Climate warming is changing how much water remains in Earth's greatest treasuries of ice and snow, NASA scientists have confirmed. The most comprehensive survey ever undertaken of the enormous ice sheets covering both Greenland and Antarctica shows a net loss of ice to the sea and projects that the Greenland ice sheet could be facing an irreversible decline by the end of the century.

The 10 year survey shows there was a net loss of ice from the combined polar ice sheets between 1992 and 2002 and a corresponding rise in sea level. The 20 billion net tons of water melted into the oceans each of those 10 years is equivalent to the amount of fresh water annually used in homes, businesses, and farming in New York, New Jersey, and Virginia.

The survey documented extensive thinning of the West Antarctic ice shelves, an increase in snowfall in the interior of Greenland, and thinning of ice at the edges.

"If the trends we're seeing continue and climate warming continues as predicted, the polar ice sheets could change dramatically," said survey lead author Dr. H. Jay Zwally of NASA's Goddard Space Flight Center in Greenbelt, Maryland. "The Greenland ice sheet could be facing an irreversible decline by the end of the century," Zwally warned.

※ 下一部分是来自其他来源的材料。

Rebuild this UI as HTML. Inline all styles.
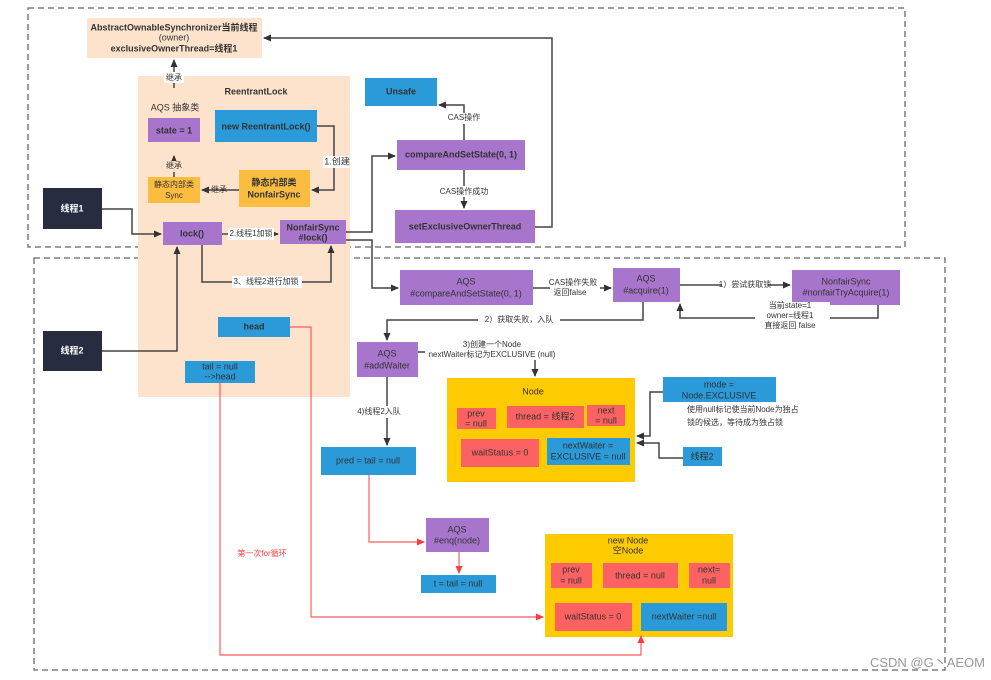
<!DOCTYPE html>
<html><head><meta charset="utf-8"><style>
html,body{margin:0;padding:0;background:#fff;}
svg{display:block;font-family:"Liberation Sans","Noto Sans CJK SC",sans-serif;}
.t{font-size:9px;fill:#333;text-anchor:middle;dominant-baseline:middle;}
.b{font-weight:bold;}
.w{fill:#fff;}
.r{fill:#ff3b3b;}
.ln{stroke:#444;stroke-width:1.5;fill:none;}
.rl{stroke:#ff5a5a;stroke-width:1.2;fill:none;}
.lb{fill:#fff;}
</style></head><body>
<svg width="991" height="680" viewBox="0 0 991 680">
<defs>
<marker id="a" markerWidth="8" markerHeight="8" refX="7" refY="4" orient="auto" markerUnits="userSpaceOnUse"><path d="M0,0.5 L8,4 L0,7.5 Z" fill="#333"/></marker>
<marker id="ar" markerWidth="8" markerHeight="8" refX="7" refY="4" orient="auto" markerUnits="userSpaceOnUse"><path d="M0,0.5 L8,4 L0,7.5 Z" fill="#ff3b3b"/></marker>
</defs>
<rect x="28" y="8" width="877" height="239" fill="none" stroke="#666" stroke-width="1.3" stroke-dasharray="6,4"/>
<rect x="34" y="258" width="911" height="412" fill="none" stroke="#666" stroke-width="1.3" stroke-dasharray="6,4"/>

<!-- ReentrantLock bg -->
<rect x="138" y="76" width="212" height="321" fill="#fde3cc"/>
<text class="t b" x="256" y="92">ReentrantLock</text>
<text class="t" x="175" y="108">AQS 抽象类</text>

<rect x="87" y="18" width="175" height="40" fill="#fde3cc"/>
<text class="t b" x="174" y="28">AbstractOwnableSynchronizer当前线程</text>
<text class="t" x="174" y="38">(owner)</text>
<text class="t b" x="174" y="49">exclusiveOwnerThread=线程1</text>

<rect x="148" y="118" width="52" height="24" fill="#a875cc"/>
<text class="t b" x="174" y="131">state = 1</text>
<rect x="215" y="110" width="102" height="32" fill="#2a9ad9"/>
<text class="t b" x="266" y="127">new ReentrantLock()</text>
<rect x="239" y="170" width="71" height="37" fill="#fbbd3f"/>
<text class="t b" x="274" y="183">静态内部类</text>
<text class="t b" x="274" y="195">NonfairSync</text>
<rect x="148" y="177" width="52" height="26" fill="#fbbd3f"/>
<text class="t" x="174" y="185" style="font-size:8px">静态内部类</text>
<text class="t" x="174" y="196" style="font-size:8px">Sync</text>

<polyline class="ln" points="317,126 334,126 334,190 312,190" marker-end="url(#a)"/>
<rect x="323" y="156" width="26" height="12" class="lb" fill="#fff"/>
<text class="t" x="337" y="162">1.创建</text>
<line class="ln" x1="239" y1="190" x2="202" y2="190" marker-end="url(#a)"/>
<text class="t" x="219" y="190" style="font-size:8px">继承</text>
<line class="ln" x1="174" y1="177" x2="174" y2="156" marker-end="url(#a)"/>
<rect x="164" y="161" width="20" height="11" fill="#fde3cc"/>
<text class="t" x="174" y="166" style="font-size:8px">继承</text>
<line class="ln" x1="174" y1="88" x2="174" y2="60" marker-end="url(#a)"/>
<rect x="164" y="72" width="20" height="11" fill="#fff"/>
<text class="t" x="174" y="78" style="font-size:8px">继承</text>

<rect x="43" y="188" width="59" height="41" fill="#272c40"/>
<text class="t b w" x="72" y="209">线程1</text>
<rect x="43" y="331" width="59" height="40" fill="#272c40"/>
<text class="t b w" x="72" y="351">线程2</text>

<rect x="163" y="222" width="59" height="23" fill="#a875cc"/>
<text class="t b" x="192" y="234">lock()</text>
<rect x="280" y="220" width="66" height="24" fill="#a875cc"/>
<text class="t b" x="313" y="228">NonfairSync</text>
<text class="t b" x="313" y="238">#lock()</text>

<polyline class="ln" points="102,209 132,209 132,234 161,234" marker-end="url(#a)"/>
<line class="ln" x1="222" y1="234" x2="278" y2="234" marker-end="url(#a)"/>
<rect x="228" y="228" width="46" height="12" fill="#fff"/>
<text class="t" x="251" y="234" style="font-size:8px">2.线程1加锁</text>
<polyline class="ln" points="102,351 177,351 177,247" marker-end="url(#a)"/>
<polyline class="ln" points="202,245 202,282 331,282 331,246" marker-end="url(#a)"/>
<rect x="232" y="276" width="70" height="12" fill="#fff"/>
<text class="t" x="266" y="282" style="font-size:8px">3、线程2进行加锁</text>

<!-- top right -->
<rect x="365" y="78" width="72" height="28" fill="#2a9ad9"/>
<text class="t b" x="401" y="92">Unsafe</text>
<rect x="397" y="140" width="128" height="30" fill="#a875cc"/>
<text class="t b" x="461" y="155">compareAndSetState(0, 1)</text>
<rect x="395" y="210" width="140" height="33" fill="#a875cc"/>
<text class="t b" x="465" y="227">setExclusiveOwnerThread</text>
<polyline class="ln" points="346,232 372,232 372,156 395,156" marker-end="url(#a)"/>
<polyline class="ln" points="464,140 464,105 439,105" marker-end="url(#a)"/>
<rect x="448" y="113" width="32" height="11" fill="#fff"/>
<text class="t" x="464" y="118" style="font-size:8px">CAS操作</text>
<line class="ln" x1="464" y1="170" x2="464" y2="208" marker-end="url(#a)"/>
<rect x="440" y="186" width="48" height="11" fill="#fff"/>
<text class="t" x="464" y="192" style="font-size:8px">CAS操作成功</text>
<polyline class="ln" points="535,227 552,227 552,38 264,38" marker-end="url(#a)"/>

<!-- bottom flow -->
<polyline class="ln" points="346,240 372,240 372,288 398,288" marker-end="url(#a)"/>
<rect x="400" y="270" width="133" height="35" fill="#a875cc"/>
<text class="t" x="466" y="282">AQS</text>
<text class="t" x="466" y="294">#compareAndSetState(0, 1)</text>
<line class="ln" x1="533" y1="288" x2="611" y2="288" marker-end="url(#a)"/>
<rect x="550" y="279" width="50" height="20" fill="#fff"/>
<text class="t" x="573" y="283" style="font-size:8px">CAS操作失败</text>
<text class="t" x="570" y="293" style="font-size:8px">返回false</text>
<rect x="613" y="268" width="67" height="34" fill="#a875cc"/>
<text class="t" x="646" y="279">AQS</text>
<text class="t" x="646" y="291">#acquire(1)</text>
<line class="ln" x1="680" y1="285" x2="790" y2="285" marker-end="url(#a)"/>
<rect x="722" y="279" width="46" height="12" fill="#fff"/>
<text class="t" x="745" y="285" style="font-size:8px">1）尝试获取锁</text>
<rect x="792" y="270" width="108" height="35" fill="#a875cc"/>
<text class="t" x="846" y="282">NonfairSync</text>
<text class="t" x="846" y="293">#nonfairTryAcquire(1)</text>
<polyline class="ln" points="878,305 878,318 680,318 680,304" marker-end="url(#a)"/>
<rect x="755" y="302" width="75" height="30" fill="#fff"/>
<text class="t" x="790" y="306" style="font-size:8px">当前state=1</text>
<text class="t" x="790" y="316" style="font-size:8px">owner=线程1</text>
<text class="t" x="790" y="326" style="font-size:8px">直接返回 false</text>
<polyline class="ln" points="643,302 643,320 387,320 387,340" marker-end="url(#a)"/>
<rect x="478" y="314" width="82" height="12" fill="#fff"/>
<text class="t" x="519" y="320" style="font-size:8px">2）获取失败，入队</text>
<rect x="357" y="342" width="61" height="35" fill="#a875cc"/>
<text class="t" x="387" y="354">AQS</text>
<text class="t" x="387" y="366">#addWaiter</text>
<polyline class="ln" points="418,352 535,352 535,376" marker-end="url(#a)"/>
<rect x="425" y="338" width="135" height="22" fill="#fff"/>
<text class="t" x="492" y="345" style="font-size:8px">3)创建一个Node</text>
<text class="t" x="492" y="355" style="font-size:8px">nextWaiter标记为EXCLUSIVE (null)</text>

<rect x="447" y="378" width="188" height="104" fill="#fecb00"/>
<text class="t" x="533" y="392">Node</text>
<rect x="457" y="408" width="39" height="21" fill="#fd6262"/>
<text class="t" x="476" y="414">prev</text><text class="t" x="476" y="424">= null</text>
<rect x="507" y="406" width="77" height="22" fill="#fd6262"/>
<text class="t" x="545" y="417">thread = 线程2</text>
<rect x="587" y="405" width="38" height="21" fill="#fd6262"/>
<text class="t" x="606" y="411">next</text><text class="t" x="606" y="421">= null</text>
<rect x="461" y="439" width="78" height="28" fill="#fd6262"/>
<text class="t" x="500" y="453">waitStatus = 0</text>
<rect x="547" y="438" width="83" height="27" fill="#2a9ad9"/>
<text class="t" x="588" y="446">nextWaiter =</text><text class="t" x="588" y="457">EXCLUSIVE = null</text>

<rect x="663" y="377" width="113" height="25" fill="#2a9ad9"/>
<text class="t" x="719" y="385">mode =</text><text class="t" x="719" y="396">Node.EXCLUSIVE</text>
<polyline class="ln" points="663,392 650,392 650,436 637,436" marker-end="url(#a)"/>
<text class="t" x="687" y="410" style="text-anchor:start;font-size:8px">使用null标记使当前Node为独占</text>
<text class="t" x="687" y="423" style="text-anchor:start;font-size:8px">锁的候选，等待成为独占锁</text>
<rect x="683" y="447" width="39" height="19" fill="#2a9ad9"/>
<text class="t" x="702" y="457">线程2</text>
<polyline class="ln" points="683,458 659,458 659,443 637,443" marker-end="url(#a)"/>

<line class="ln" x1="387" y1="377" x2="387" y2="445" marker-end="url(#a)"/>
<rect x="357" y="406" width="44" height="12" fill="#fff"/>
<text class="t" x="379" y="412" style="font-size:8px">4)线程2入队</text>
<rect x="321" y="447" width="95" height="28" fill="#2a9ad9"/>
<text class="t" x="368" y="461">pred = tail = null</text>

<polyline class="rl" points="369,475 369,542 424,542" marker-end="url(#ar)"/>
<rect x="426" y="518" width="63" height="34" fill="#a875cc"/>
<text class="t" x="457" y="530">AQS</text><text class="t" x="457" y="541">#enq(node)</text>
<line class="rl" x1="459" y1="552" x2="459" y2="573" marker-end="url(#ar)"/>
<rect x="421" y="575" width="75" height="18" fill="#2a9ad9"/>
<text class="t" x="458" y="584">t = tail = null</text>

<rect x="545" y="534" width="188" height="103" fill="#fecb00"/>
<text class="t" x="628" y="541">new Node</text><text class="t" x="628" y="551">空Node</text>
<rect x="551" y="563" width="41" height="25" fill="#fd6262"/>
<text class="t" x="571" y="570">prev</text><text class="t" x="571" y="581">= null</text>
<rect x="603" y="563" width="75" height="25" fill="#fd6262"/>
<text class="t" x="640" y="576">thread = null</text>
<rect x="689" y="563" width="41" height="25" fill="#fd6262"/>
<text class="t" x="709" y="570">next=</text><text class="t" x="709" y="581">null</text>
<rect x="555" y="603" width="77" height="28" fill="#fd6262"/>
<text class="t" x="593" y="617">waitStatus = 0</text>
<rect x="641" y="603" width="86" height="28" fill="#2a9ad9"/>
<text class="t" x="684" y="617">nextWaiter =null</text>

<rect x="218" y="317" width="72" height="20" fill="#2a9ad9"/>
<text class="t b" x="254" y="327">head</text>
<rect x="185" y="361" width="70" height="22" fill="#2a9ad9"/>
<text class="t" x="220" y="367">tail = null</text><text class="t" x="220" y="377">--&gt;head</text>
<polyline class="rl" points="290,327 311,327 311,617 543,617" marker-end="url(#ar)"/>
<polyline class="rl" points="220,383 220,655 641,655 641,636" marker-end="url(#ar)"/>
<text class="t r" x="262" y="554" style="font-size:8px">第一次for循环</text>

<text x="985" y="667" style="font-size:13px;fill:#999;text-anchor:end">CSDN @G丶AEOM</text>
</svg>
</body></html>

Global average surface temperatures in 2005 were virtually identical with those of 1998 - the hottest year on record since 1880, the earliest year for which reliable instrumental records were available worldwide.

The record heat of 2005 is part of a longer term warming trend due to the rise of heat-trapping gases in Earth's atmosphere that is due to human activities - burning fossil fuels and clearing forests. Nineteen of the hottest 20 years on record have occurred since 1980.